My New “Guilty Pleasure” Special Interest

It’s been a busy few days. Monday was my birthday, an uncharacteristically cold and rainy July day. Almost every birthday in my memory has fallen on an especially hot and muggy heat wave day, but this year, I even wore a flannel-lined rain jacket! Coupled with the poor weather was the fact that I was still recovering from food poisoning, returning home from Las Vegas, and was feeling uncomfortable and weak. We made the best of it, but will fully “celebrate” this Saturday. Work had been busy the past few days as well, as I’ve been catching up on tasks for both jobs and trying to balance everything to the best of my unbalanced ability.

I’ve also fully entered into a new “special interest” (autism obsession): reading every and all of a certain type of contemporary fiction work from the United Kingdom. While I’m still reading “quality” books every few days (currently Amy Tan’s The Joy Luck Club), I’m slightly embarrassed to admit that what began as an effort to combat nighttime PTSD and insomnia with light “chick lit beach reads” has become a full-fledged I-can-hardly-think-of-anything-else obsession. These books are essentially Hallmark movies: a romantic comedy about a struggling woman who comes to find herself and love in unusual places, often rediscovering the importance of family, a slower life, baking (my favorite), and that she is worth more than she thought she was. I don’t read these books with the intention of learning anything or because the writing is necessarily anything to aspire to but the simple plots and light-hearted topics and feel-good endings, in their diametrically-opposed nature to my violent and traumatic memories, seem to bring me much comfort and distraction. I’ve noted a significant decrease in nighttime crying and panic attacks. I simply turn to the warm characters and get lost in their carefree debacles (e.g., should I give up my big city job to open a little bake shop since that’s all I’ve ever wanted!?).

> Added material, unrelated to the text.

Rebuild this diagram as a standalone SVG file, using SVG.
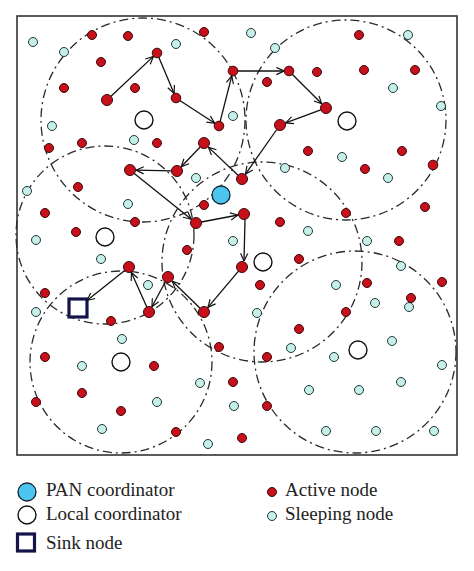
<svg xmlns="http://www.w3.org/2000/svg" width="474" height="571" viewBox="0 0 474 571">
<style>
.frame{fill:#fff;stroke:#333;stroke-width:1.6}
.rng{fill:none;stroke:#2a2a2a;stroke-width:1.3;stroke-dasharray:9 4 2 4}
.act{fill:#c8101c;stroke:#3a0a0a;stroke-width:1}
.slp{fill:#c6efe9;stroke:#1f3a38;stroke-width:1}
.lc{fill:#fff;stroke:#111;stroke-width:1.4}
.pan{fill:#4cc6ef;stroke:#123;stroke-width:1.3}
.sink{fill:#fff;stroke:#14144a;stroke-width:3.2}
.lnk line{stroke:#111;stroke-width:1.3;marker-end:url(#ah)}
.lg{font-family:"Liberation Serif","Times New Roman",serif;font-size:19px;fill:#222}
</style>
<defs>
<marker id="ah" viewBox="0 0 10 10" markerUnits="userSpaceOnUse" markerWidth="9" markerHeight="9" refX="9.5" refY="5" orient="auto">
<path d="M1,1 L9.5,5 L1,9" fill="none" stroke="#111" stroke-width="1.3"/>
</marker>
</defs>
<rect class="frame" x="17" y="16" width="440" height="439"/>
<g id="ranges">
<circle class="rng" cx="143" cy="120" r="102"/>
<circle class="rng" cx="346" cy="120" r="100"/>
<circle class="rng" cx="105" cy="235" r="89"/>
<circle class="rng" cx="262" cy="262" r="100"/>
<circle class="rng" cx="121" cy="362" r="91"/>
<circle class="rng" cx="355" cy="352" r="101"/>
</g>
<g id="sleeping">
<g id="s1"><circle class="slp" cx="33" cy="42" r="4.5"/></g>
<g id="s2"><circle class="slp" cx="64" cy="52" r="4.5"/></g>
<g id="s3"><circle class="slp" cx="176" cy="44" r="4.5"/></g>
<g id="s4"><circle class="slp" cx="251" cy="33" r="4.5"/></g>
<g id="s5"><circle class="slp" cx="275" cy="48" r="4.5"/></g>
<g id="s6"><circle class="slp" cx="408" cy="35" r="4.5"/></g>
<g id="s7"><circle class="slp" cx="393" cy="88" r="4.5"/></g>
<g id="s8"><circle class="slp" cx="441" cy="106" r="4.5"/></g>
<g id="s9"><circle class="slp" cx="233" cy="116" r="4.5"/></g>
<g id="s10"><circle class="slp" cx="52" cy="126" r="4.5"/></g>
<g id="s11"><circle class="slp" cx="134" cy="140" r="4.5"/></g>
<g id="s12"><circle class="slp" cx="342" cy="157" r="4.5"/></g>
<g id="s13"><circle class="slp" cx="388" cy="178" r="4.5"/></g>
<g id="s14"><circle class="slp" cx="285" cy="168" r="4.5"/></g>
<g id="s15"><circle class="slp" cx="196" cy="178" r="4.5"/></g>
<g id="s16"><circle class="slp" cx="27" cy="191" r="4.5"/></g>
<g id="s17"><circle class="slp" cx="128" cy="204" r="4.5"/></g>
<g id="s18"><circle class="slp" cx="36" cy="240" r="4.5"/></g>
<g id="s19"><circle class="slp" cx="233" cy="241" r="4.5"/></g>
<g id="s20"><circle class="slp" cx="101" cy="259" r="4.5"/></g>
<g id="s21"><circle class="slp" cx="148" cy="285" r="4.5"/></g>
<g id="s22"><circle class="slp" cx="36" cy="312" r="4.5"/></g>
<g id="s23"><circle class="slp" cx="308" cy="231" r="4.5"/></g>
<g id="s24"><circle class="slp" cx="367" cy="241" r="4.5"/></g>
<g id="s25"><circle class="slp" cx="401" cy="266" r="4.5"/></g>
<g id="s26"><circle class="slp" cx="336" cy="285" r="4.5"/></g>
<g id="s27"><circle class="slp" cx="375" cy="303" r="4.5"/></g>
<g id="s28"><circle class="slp" cx="409" cy="307" r="4.5"/></g>
<g id="s29"><circle class="slp" cx="257" cy="313" r="4.5"/></g>
<g id="s30"><circle class="slp" cx="122" cy="339" r="4.5"/></g>
<g id="s31"><circle class="slp" cx="392" cy="341" r="4.5"/></g>
<g id="s32"><circle class="slp" cx="291" cy="348" r="4.5"/></g>
<g id="s33"><circle class="slp" cx="334" cy="357" r="4.5"/></g>
<g id="s34"><circle class="slp" cx="442" cy="365" r="4.5"/></g>
<g id="s35"><circle class="slp" cx="82" cy="366" r="4.5"/></g>
<g id="s36"><circle class="slp" cx="200" cy="383" r="4.5"/></g>
<g id="s37"><circle class="slp" cx="401" cy="382" r="4.5"/></g>
<g id="s38"><circle class="slp" cx="309" cy="390" r="4.5"/></g>
<g id="s39"><circle class="slp" cx="359" cy="390" r="4.5"/></g>
<g id="s40"><circle class="slp" cx="157" cy="402" r="4.5"/></g>
<g id="s41"><circle class="slp" cx="234" cy="406" r="4.5"/></g>
<g id="s42"><circle class="slp" cx="102" cy="429" r="4.5"/></g>
<g id="s43"><circle class="slp" cx="208" cy="444" r="4.5"/></g>
<g id="s44"><circle class="slp" cx="326" cy="431" r="4.5"/></g>
<g id="s45"><circle class="slp" cx="376" cy="431" r="4.5"/></g>
<g id="s46"><circle class="slp" cx="434" cy="431" r="4.5"/></g>
</g>
<g id="active">
<g id="a1"><circle class="act" cx="92" cy="35" r="4.5"/></g>
<g id="a2"><circle class="act" cx="128" cy="36" r="4.5"/></g>
<g id="a3"><circle class="act" cx="204" cy="32" r="4.5"/></g>
<g id="a4"><circle class="act" cx="101" cy="62" r="4.5"/></g>
<g id="a5"><circle class="act" cx="64" cy="88" r="4.5"/></g>
<g id="a6"><circle class="act" cx="135" cy="88" r="4.5"/></g>
<g id="a7"><circle class="act" cx="359" cy="35" r="4.5"/></g>
<g id="a8"><circle class="act" cx="267" cy="82" r="4.5"/></g>
<g id="a9"><circle class="act" cx="317" cy="72" r="4.5"/></g>
<g id="a10"><circle class="act" cx="364" cy="70" r="4.5"/></g>
<g id="a11"><circle class="act" cx="415" cy="70" r="4.5"/></g>
<g id="a12"><circle class="act" cx="49" cy="148" r="4.5"/></g>
<g id="a13"><circle class="act" cx="82" cy="143" r="4.5"/></g>
<g id="a14"><circle class="act" cx="157" cy="143" r="4.5"/></g>
<g id="a15"><circle class="act" cx="308" cy="151" r="4.5"/></g>
<g id="a16"><circle class="act" cx="402" cy="151" r="4.5"/></g>
<g id="a17"><circle class="act" cx="433" cy="165" r="4.8"/></g>
<g id="a18"><circle class="act" cx="365" cy="169" r="4.5"/></g>
<g id="a19"><circle class="act" cx="78" cy="187" r="4.5"/></g>
<g id="a20"><circle class="act" cx="204" cy="205" r="4.5"/></g>
<g id="a21"><circle class="act" cx="45" cy="213" r="4.5"/></g>
<g id="a22"><circle class="act" cx="135" cy="222" r="4.5"/></g>
<g id="a23"><circle class="act" cx="280" cy="222" r="4.5"/></g>
<g id="a24"><circle class="act" cx="346" cy="213" r="4.5"/></g>
<g id="a25"><circle class="act" cx="425" cy="207" r="4.5"/></g>
<g id="a26"><circle class="act" cx="76" cy="232" r="4.5"/></g>
<g id="a27"><circle class="act" cx="187" cy="250" r="4.5"/></g>
<g id="a28"><circle class="act" cx="399" cy="241" r="4.5"/></g>
<g id="a29"><circle class="act" cx="45" cy="293" r="4.5"/></g>
<g id="a30"><circle class="act" cx="111" cy="321" r="4.5"/></g>
<g id="a31"><circle class="act" cx="299" cy="259" r="4.5"/></g>
<g id="a32"><circle class="act" cx="260" cy="285" r="4.5"/></g>
<g id="a33"><circle class="act" cx="367" cy="283" r="4.5"/></g>
<g id="a34"><circle class="act" cx="442" cy="282" r="4.5"/></g>
<g id="a35"><circle class="act" cx="411" cy="298" r="4.5"/></g>
<g id="a36"><circle class="act" cx="346" cy="312" r="4.5"/></g>
<g id="a37"><circle class="act" cx="299" cy="329" r="4.5"/></g>
<g id="a38"><circle class="act" cx="219" cy="347" r="4.5"/></g>
<g id="a39"><circle class="act" cx="267" cy="357" r="4.5"/></g>
<g id="a40"><circle class="act" cx="45" cy="357" r="4.5"/></g>
<g id="a41"><circle class="act" cx="154" cy="366" r="4.5"/></g>
<g id="a42"><circle class="act" cx="233" cy="382" r="4.5"/></g>
<g id="a43"><circle class="act" cx="82" cy="393" r="4.5"/></g>
<g id="a44"><circle class="act" cx="36" cy="402" r="4.5"/></g>
<g id="a45"><circle class="act" cx="121" cy="411" r="4.5"/></g>
<g id="a46"><circle class="act" cx="267" cy="406" r="4.5"/></g>
<g id="a47"><circle class="act" cx="176" cy="432" r="4.5"/></g>
<g id="a48"><circle class="act" cx="242" cy="438" r="4.5"/></g>
</g>
<g id="path-nodes">
<g id="pA"><circle class="act" cx="107" cy="100" r="5.5"/></g>
<g id="pB"><circle class="act" cx="157" cy="53" r="4.8"/></g>
<g id="pC"><circle class="act" cx="176" cy="98" r="4.8"/></g>
<g id="pD"><circle class="act" cx="219" cy="126" r="4.8"/></g>
<g id="pE"><circle class="act" cx="233" cy="71" r="4.8"/></g>
<g id="pF"><circle class="act" cx="289" cy="71" r="4.8"/></g>
<g id="pG"><circle class="act" cx="326" cy="108" r="5.5"/></g>
<g id="pH"><circle class="act" cx="280" cy="125" r="5.5"/></g>
<g id="pI"><circle class="act" cx="242" cy="179" r="5.5"/></g>
<g id="pJ"><circle class="act" cx="204" cy="143" r="5.5"/></g>
<g id="pK"><circle class="act" cx="177" cy="171" r="5.5"/></g>
<g id="pL"><circle class="act" cx="130" cy="170" r="5.5"/></g>
<g id="pM"><circle class="act" cx="196" cy="223" r="5.5"/></g>
<g id="pN"><circle class="act" cx="244" cy="214" r="5.5"/></g>
<g id="pO"><circle class="act" cx="242" cy="267" r="5.5"/></g>
<g id="pP"><circle class="act" cx="204" cy="312" r="5.5"/></g>
<g id="pQ"><circle class="act" cx="168" cy="277" r="5.5"/></g>
<g id="pR"><circle class="act" cx="149" cy="312" r="5.5"/></g>
<g id="pS"><circle class="act" cx="129" cy="267" r="5.5"/></g>
</g>
<g id="local-coordinators">
<g id="lc1"><circle class="lc" cx="144" cy="120" r="9"/></g>
<g id="lc2"><circle class="lc" cx="347" cy="121" r="9"/></g>
<g id="lc3"><circle class="lc" cx="105" cy="237" r="9"/></g>
<g id="lc4"><circle class="lc" cx="263" cy="262" r="9"/></g>
<g id="lc5"><circle class="lc" cx="121" cy="362" r="9"/></g>
<g id="lc6"><circle class="lc" cx="358" cy="350" r="9"/></g>
</g>
<g id="pan"><circle class="pan" cx="221" cy="195" r="9"/></g>
<g id="sink"><rect class="sink" x="69" y="299" width="18" height="18"/></g>
<g id="connectors" class="lnk">
<line x1="111" y1="96.2" x2="153.4" y2="56.4"/>
<line x1="158.8" y1="57.2" x2="174.1" y2="93.4"/>
<line x1="179.8" y1="100.5" x2="214.8" y2="123.3"/>
<line x1="220.1" y1="121.6" x2="231.8" y2="75.8"/>
<line x1="237.5" y1="71" x2="284" y2="71"/>
<line x1="292.2" y1="74.2" x2="321.8" y2="103.8"/>
<line x1="320.8" y1="109.9" x2="285.6" y2="122.9"/>
<line x1="276.8" y1="129.5" x2="245.5" y2="174.1"/>
<line x1="238" y1="175.2" x2="208.4" y2="147.1"/>
<line x1="200.2" y1="147" x2="181.2" y2="166.7"/>
<line x1="171.5" y1="170.9" x2="136" y2="170.1"/>
<line x1="134.3" y1="173.4" x2="191.3" y2="219.2"/>
<line x1="201.4" y1="222" x2="238.1" y2="215"/>
<line x1="245" y1="219.5" x2="244" y2="261"/>
<line x1="238.5" y1="271.2" x2="207.9" y2="307.4"/>
<line x1="200.1" y1="308.2" x2="172.3" y2="281.2"/>
<line x1="165.4" y1="281.8" x2="151.9" y2="306.7"/>
<line x1="146.8" y1="307" x2="131.4" y2="272.5"/>
<line x1="124.7" y1="270.4" x2="87" y2="300.5"/>
</g>
<g id="legend">
<circle class="pan" cx="27" cy="492" r="9"/>
<text class="lg" x="46" y="496">PAN coordinator</text>
<circle class="lc" cx="27" cy="515" r="9"/>
<text class="lg" x="46" y="520">Local coordinator</text>
<rect class="sink" x="17.5" y="534" width="17" height="17"/>
<text class="lg" x="46" y="549">Sink node</text>
<circle class="act" cx="272" cy="492" r="4.5"/>
<text class="lg" x="285" y="496">Active node</text>
<circle class="slp" cx="272" cy="516" r="4.5"/>
<text class="lg" x="285" y="520">Sleeping node</text>
</g>
</svg>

The trouble is that with most true “special interests,” it’s nearly impossible to turn off the interest when the activity isn’t occurring (in this case, when I’m not reading). On the contrary, I find that all day I’m drawn to clock out of work and browse ways to get my hands on more of these books. Given that they are written “across the pond”, and fairly niche, it’s not that easy to get my hands on them. Adding to this, I’m plowing through at least one per day, so that’s a lot of books! I’ve generated a detailed spreadsheet called “Books I want to Read” that catalogs just these types of fluff reading (separate from my substantive book list), detailing the author, title, link where I could potentially access a copy, and any salient notes. I am drawn to research similar authors, connect with them on social media, read reviews and synopses of their works, and amass more titles. Cultivating the list is nearly as exciting as actually reading the books. (It should be noted that this type of database formation is also a special interest and I use a similar technique to navigate all obsessions as they come.) The books get ranked and resorted in order of “I need it now” as more books are discovered.

While far from the most noble or educational special interest, it’s serving a healing, pain-reliving purpose right now and for that reason, I’ll take my embarrassment about it in stride and own it. It will pass in time and I’ll find myself magnetically drawn to some other thing (hopefully something more useful!). For now, I have to find out if Issy is going to stay in the life she loves outside of London in her sleepy town cake shop or will follow her boyfriend to New York City on a glamorous life that her friends envy but doesn’t feel like the right fit for her!